Court's Reasoning on Liquidated Damages
The court also considered whether the contractual provision regarding pricing for unshipped apples constituted liquidated damages. It determined that the provision specifying $1.75 per box, less a fifteen percent discount, was indeed a liquidated damages clause rather than a penalty. The court noted that the actual damages from a breach would be difficult to ascertain and that the amount specified was not disproportionate to the potential loss. The ruling emphasized that when the damages from a breach are uncertain and difficult to prove, a stipulation for a set sum is likely to be interpreted as liquidated damages. The court cited prior cases that supported this interpretation, reinforcing that the intention of the parties was to provide for liquidated damages due to the nature of the transaction. As a result, the court upheld the trial court's construction of the contract regarding liquidated damages, further validating the plaintiff's claim for the agreed price on the unshipped apples.

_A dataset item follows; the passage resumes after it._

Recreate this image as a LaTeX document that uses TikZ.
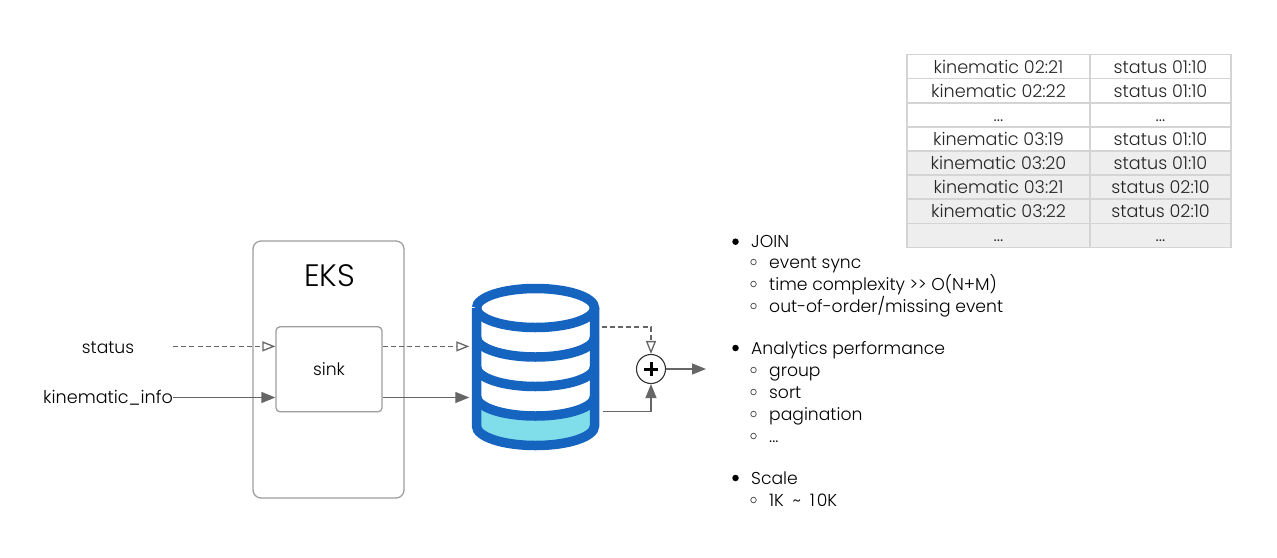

Court's Reasoning on Tender of Performance
Finally, the court addressed the issue of whether the plaintiff was required to tender the unshipped apples to the defendant before initiating the legal action. The court concluded that the rule requiring a seller to tender performance did not apply in this case because the contract specified that apples were to be shipped directly to the defendant's customers based on their orders. Since the buyer had not directed the shipment of any unrequested goods, the plaintiff was not obligated to tender the apples. The court highlighted that any failure to tender was due to the defendant's inaction, as it had not provided instructions for shipping the remaining boxes. Testimony from the defendant’s representative confirmed that there was no direction given for the unshipped apples. This reasoning clarified that the plaintiff’s failure to tender was not a valid defense against the breach of contract claim. Ultimately, the court affirmed that the plaintiff was entitled to recover despite not making a tender, as the contract's terms supported his position.